• PROBLEM DETAILS: Only the lines from the start of the data below through the line that contains "New Roman, Liberation" are to be copied, exactly and without pictures.

>> begin

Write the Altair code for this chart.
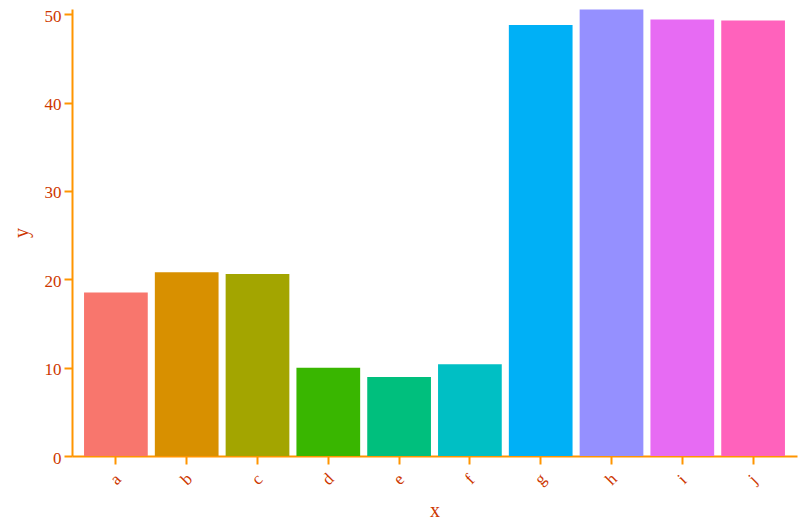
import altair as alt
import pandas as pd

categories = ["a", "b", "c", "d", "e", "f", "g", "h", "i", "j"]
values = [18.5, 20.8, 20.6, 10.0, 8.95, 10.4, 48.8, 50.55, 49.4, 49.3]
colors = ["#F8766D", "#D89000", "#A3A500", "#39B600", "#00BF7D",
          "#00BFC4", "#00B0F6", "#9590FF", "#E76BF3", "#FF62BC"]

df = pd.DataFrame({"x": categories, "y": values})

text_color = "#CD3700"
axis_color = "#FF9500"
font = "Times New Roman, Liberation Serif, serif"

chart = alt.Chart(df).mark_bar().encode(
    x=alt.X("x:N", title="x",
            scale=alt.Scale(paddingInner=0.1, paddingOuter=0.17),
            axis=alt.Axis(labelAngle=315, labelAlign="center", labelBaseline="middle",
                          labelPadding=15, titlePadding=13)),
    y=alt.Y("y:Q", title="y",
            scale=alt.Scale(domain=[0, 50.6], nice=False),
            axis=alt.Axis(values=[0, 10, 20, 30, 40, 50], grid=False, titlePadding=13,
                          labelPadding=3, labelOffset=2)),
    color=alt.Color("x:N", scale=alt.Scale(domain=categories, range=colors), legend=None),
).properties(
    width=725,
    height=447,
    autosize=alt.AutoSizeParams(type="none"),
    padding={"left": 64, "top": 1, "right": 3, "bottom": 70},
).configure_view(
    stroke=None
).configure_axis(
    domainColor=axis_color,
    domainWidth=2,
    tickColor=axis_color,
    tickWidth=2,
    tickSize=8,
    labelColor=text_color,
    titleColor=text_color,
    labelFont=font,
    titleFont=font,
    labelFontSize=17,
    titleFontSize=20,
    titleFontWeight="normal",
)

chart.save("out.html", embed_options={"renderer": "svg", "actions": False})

>> end

• EXERCISE SOLUTION:
Write the Altair code for this chart.
import altair as alt
import pandas as pd

categories = ["a", "b", "c", "d", "e", "f", "g", "h", "i", "j"]
values = [18.5, 20.8, 20.6, 10.0, 8.95, 10.4, 48.8, 50.55, 49.4, 49.3]
colors = ["#F8766D", "#D89000", "#A3A500", "#39B600", "#00BF7D",
          "#00BFC4", "#00B0F6", "#9590FF", "#E76BF3", "#FF62BC"]

df = pd.DataFrame({"x": categories, "y": values})

text_color = "#CD3700"
axis_color = "#FF9500"
font = "Times New Roman, Liberation Serif, serif"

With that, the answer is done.